Tenants should carry insurance for personal possessions and liabilities to complement that of owners.

However, if tenants are not certain whether their landlord has comprehensive insurance, then they would do well to take a complete condo insurance package covering upgrades and liabilities.

For their part, owners who are landlords should make sure that their tenants have insurance for their personal possessions.

Landlords would do well to maintain an insurance for the condo itself and the upgrades because, if a tenant does not carry that kind of insurance or stops paying the premium, then the owner may have to pay a great deal of money if damage occurs to the suite and is not covered by the condo corporation’s own insurance.

What’s a Deductible?

This is the amount that an owner (or a condo corporation) has to pay before the insurance kicks in. The deductible is generally negotiated between the insurer and the person who is insured and can be changed from year to year. The higher the deductible, the lower the insurance premium. (The premium is what a person pays each year to maintain the insurance.)
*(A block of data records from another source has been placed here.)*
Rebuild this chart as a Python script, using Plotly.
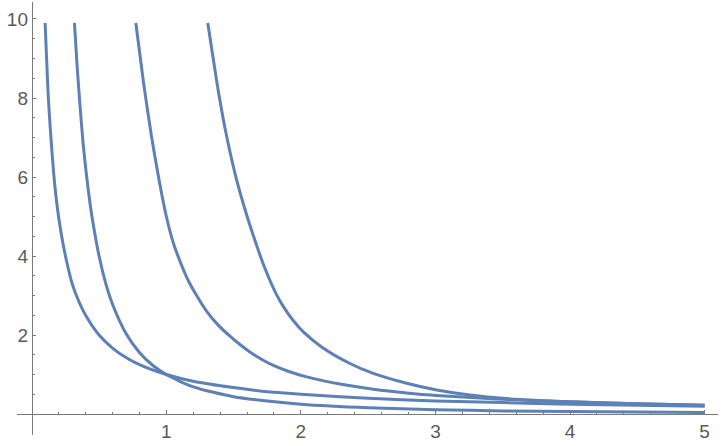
import numpy as np
import plotly.graph_objects as go

# ---- data ----
curve_a_x = [0.099, 0.11, 0.123, 0.14, 0.16, 0.18, 0.203, 0.23, 0.26, 0.3, 0.35, 0.4, 0.5, 0.6, 0.7,
             0.8, 1.0, 1.2, 1.5, 1.8, 2.0, 2.5, 3.0, 3.5, 4.0, 4.5, 5.0]
curve_a_y = [9.9, 9.0, 8.0, 7.1, 6.2, 5.5, 4.9, 4.35, 3.85, 3.3, 2.85, 2.5, 2.0, 1.67, 1.43,
             1.25, 1.0, 0.83, 0.67, 0.55, 0.5, 0.4, 0.33, 0.29, 0.25, 0.22, 0.2]

curve_b_x = [0.317, 0.335, 0.354, 0.38, 0.408, 0.43, 0.45, 0.5, 0.55, 0.6, 0.7, 0.8, 0.9, 1.0, 1.1,
             1.2, 1.35, 1.5, 1.75, 2.0, 2.5, 3.0, 3.5, 4.0, 4.5, 5.0]
curve_b_y = [9.9, 8.9, 8.0, 6.9, 6.0, 5.4, 4.94, 4.0, 3.3, 2.78, 2.04, 1.56, 1.23, 1.0, 0.83,
             0.69, 0.55, 0.44, 0.33, 0.25, 0.16, 0.11, 0.08, 0.063, 0.05, 0.04]

curve_c_x = [0.773, 0.83, 0.891, 0.95, 1.0, 1.05, 1.1, 1.16, 1.225, 1.3, 1.38, 1.473, 1.547, 1.621,
             1.7, 1.795, 1.9, 2.043, 2.17, 2.29, 2.538, 2.786, 3.033, 3.3, 3.6, 4.0, 4.5, 5.0]
curve_c_y = [9.9, 8.4, 7.0, 5.85, 5.0, 4.35, 3.88, 3.4, 3.0, 2.6, 2.27, 1.97, 1.76, 1.57,
             1.4, 1.23, 1.09, 0.94, 0.84, 0.76, 0.63, 0.535, 0.465, 0.41, 0.36, 0.31, 0.26, 0.22]

curve_d_x = [1.308, 1.39, 1.447, 1.517, 1.597, 1.66, 1.72, 1.815, 1.87, 1.94, 2.018, 2.154, 2.365,
             2.538, 2.786, 3.009, 3.256, 3.5, 4.0, 4.5, 5.0]
curve_d_y = [9.9, 8.1, 7.05, 6.0, 5.04, 4.38, 3.8, 3.05, 2.72, 2.38, 2.08, 1.70, 1.28,
             1.03, 0.78, 0.61, 0.48, 0.40, 0.31, 0.26, 0.22]

x_tick_vals = [1, 2, 3, 4, 5]
x_tick_text = ["1", "2", "3", "4", "5"]
y_tick_vals = [2, 4, 6, 8, 10]
y_tick_text = ["2", "4", "6", "8", "10"]

# ---- styling ----
LINE_COLOR = "#5E81B5"
AXIS_COLOR = "#7a7a7a"
LABEL_COLOR = "#5a5a5a"
FONT = "Liberation Sans, Arial, sans-serif"

x_range = [-0.11, 5.10]
y_range = [-0.53, 10.43]

fig = go.Figure()
for xs, ys in [(curve_a_x, curve_a_y), (curve_b_x, curve_b_y),
               (curve_c_x, curve_c_y), (curve_d_x, curve_d_y)]:
    fig.add_trace(go.Scatter(x=xs, y=ys, mode="lines",
                             line=dict(color=LINE_COLOR, width=3, shape="spline", smoothing=0.7),
                             hoverinfo="skip"))

x_minor = [round(v, 2) for v in np.arange(0.2, 5.0, 0.2) if abs(v - round(v)) > 1e-6]
y_minor = [round(v, 2) for v in np.arange(0.5, 10.01, 0.5) if abs(v / 2 - round(v / 2)) > 1e-6]

fig.update_layout(
    width=722, height=446,
    margin=dict(l=17, r=4, t=2, b=11, autoexpand=False),
    plot_bgcolor="white", paper_bgcolor="white",
    showlegend=False,
    xaxis=dict(
        range=x_range, showgrid=False, zeroline=False, automargin=False,
        showline=True, linecolor=AXIS_COLOR, linewidth=1,
        anchor="free", position=(0 - y_range[0]) / (y_range[1] - y_range[0]),
        tickmode="array", tickvals=x_tick_vals, ticktext=x_tick_text,
        ticks="inside", ticklen=4, tickwidth=1, tickcolor=AXIS_COLOR,
        tickfont=dict(family=FONT, size=19, color=LABEL_COLOR),
        minor=dict(tickmode="array", tickvals=x_minor, ticks="inside", ticklen=2.5,
                   tickwidth=1, tickcolor=AXIS_COLOR, showgrid=False),
    ),
    yaxis=dict(
        range=y_range, showgrid=False, zeroline=False, automargin=False,
        showline=True, linecolor=AXIS_COLOR, linewidth=1,
        anchor="free", position=(0 - x_range[0]) / (x_range[1] - x_range[0]),
        tickmode="array", tickvals=y_tick_vals, ticktext=y_tick_text,
        ticks="inside", ticklen=3.5, tickwidth=1, tickcolor=AXIS_COLOR,
        tickfont=dict(family=FONT, size=19, color=LABEL_COLOR),
        minor=dict(tickmode="array", tickvals=y_minor, ticks="inside", ticklen=2.5,
                   tickwidth=1, tickcolor=AXIS_COLOR, showgrid=False),
    ),
)

fig.write_html(
    "out.html",
    config={"displayModeBar": False, "staticPlot": True},
    post_script="document.body.style.margin='0px';document.body.style.padding='0px';"
                "document.body.style.overflow='hidden';",
)
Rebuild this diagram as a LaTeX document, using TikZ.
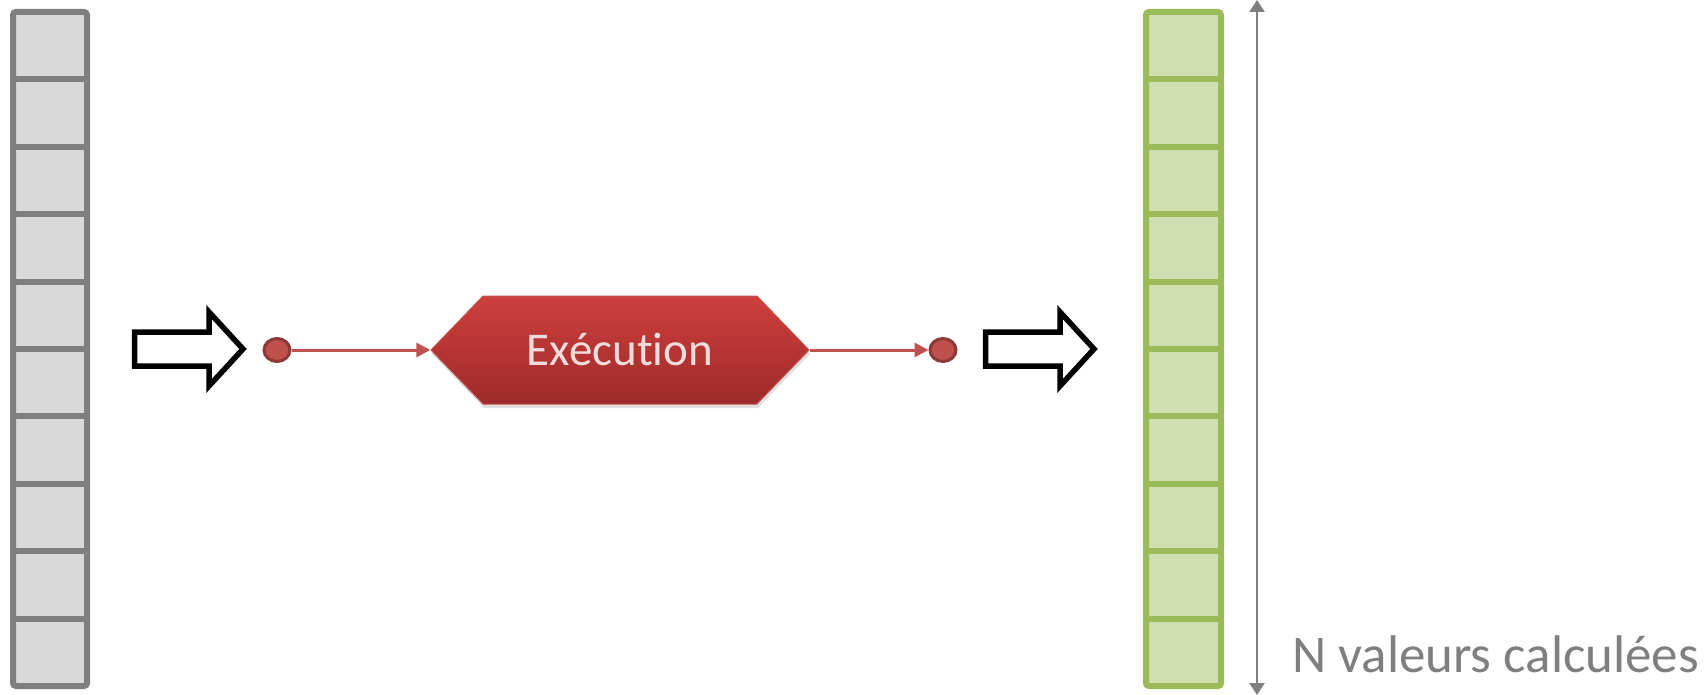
\documentclass[tikz,border=0pt]{standalone}
\usepackage{fontspec}
\setmainfont[Ligatures=NoCommon]{Carlito}
\usetikzlibrary{%
  arrows.meta,%
  shapes,% wg. signal, ellipse
  shadows,%
  positioning%
}
\definecolor{cellgray}{HTML}{D9D9D9}
\definecolor{linegray}{HTML}{7F7F7F}
\definecolor{cellgreen}{HTML}{D0DFB1}
\definecolor{linegreen}{HTML}{9BBB59}
\definecolor{exered}{HTML}{C0504D}
\definecolor{exedark}{HTML}{8C3836}
\definecolor{exetop}{HTML}{CE3F3C}
\definecolor{exebot}{HTML}{9D2A2A}
\definecolor{exetext}{HTML}{F2DCDB}

\begin{document}
\begin{tikzpicture}[
  x=1pt, y=-1pt,
  redline/.style={draw=exered, line width=3pt, -{Triangle[length=14pt,width=14pt]}},
  dot/.style={ellipse, draw=exedark, fill=exered, line width=3pt,
    minimum width=26pt, minimum height=23pt, inner sep=0pt},
  hollow/.style={draw=black, line width=5.5pt, fill=white, miter limit=10},
]
\useasboundingbox (0,0) rectangle (1708,695);

% input column
\fill[cellgray] (13,12) rectangle (87,686);
\foreach \i in {1,...,9} {
  \draw[linegray, line width=6pt] (13,12+67.4*\i) -- (87,12+67.4*\i);
}
\draw[linegray, line width=6pt, rounded corners=3pt] (13,12) rectangle (87,686);

% output column
\fill[cellgreen] (1146,12) rectangle (1221,686);
\foreach \i in {1,...,9} {
  \draw[linegreen, line width=6pt] (1146,12+67.4*\i) -- (1221,12+67.4*\i);
}
\draw[linegreen, line width=6pt, rounded corners=3pt] (1146,12) rectangle (1221,686);

% hollow arrows
\foreach \ax in {132,983} {
  \draw[hollow] (\ax+2.5,332) -- (\ax+77,332) -- (\ax+77,312) -- (\ax+111,349)
    -- (\ax+77,386) -- (\ax+77,366) -- (\ax+2.5,366) -- cycle;
}

\node[signal, signal to=west and east, signal pointer angle=92,
  minimum width=378pt, minimum height=108pt, inner sep=0pt,
  top color=exetop, bottom color=exebot, draw=exered, line width=1pt,
  drop shadow={shadow xshift=1pt, shadow yshift=-4pt, opacity=0.25},
  text=exetext, font=\fontsize{47}{47}\selectfont] (exe) at (620,350) {Exécution};

\node[dot] (cin) at (277,350) {};
\node[dot] (cout) at (943,350) {};
\draw[redline] (cin) -- (exe.west);
\draw[redline] (exe.east) -- (cout);

\coordinate (ntop) at (1257,0);
\coordinate (nbot) at (1257,695);
\draw[linegray, line width=2.5pt,
  {Triangle[length=12pt,width=15pt]}-{Triangle[length=12pt,width=15pt]}] (ntop) -- (nbot);
\node[anchor=base west, inner sep=0pt, text=linegray,
  font=\fontsize{53}{53}\selectfont] (nlab) at (1292,672) {N valeurs calculées};

\end{tikzpicture}
\end{document}
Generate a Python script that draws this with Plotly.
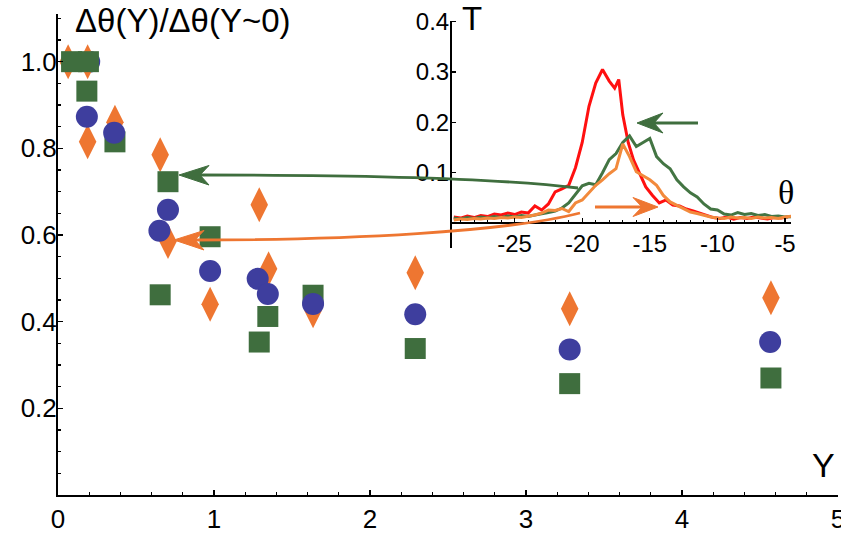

An insurance deductible for a suite may be $250 or $500 or even $1,000 or $2,000 depending on the amount of coverage that an owner wants.

Let’s take the example of a deductible of $500. If an owner incurs a $450 damage to her suite, this amount is lower than the deductible. This means that this owner has to pay for the damage and cannot claim anything from the insurance.

On the other hand, if the damage amounts to $550 and the deductible is $500, it would be advisable that the owner pays the $550 and not claim the small difference of $50, or any other small difference, so as to avoid having to report the damage to the insurer. Why? A claim may result in higher insurance costs a year or so after.

Policy holders should never report damage to their insurance company when they do not make a claim. Why? So as not to be seen as a risk to the insurance company and perhaps get a raise in premium the following year.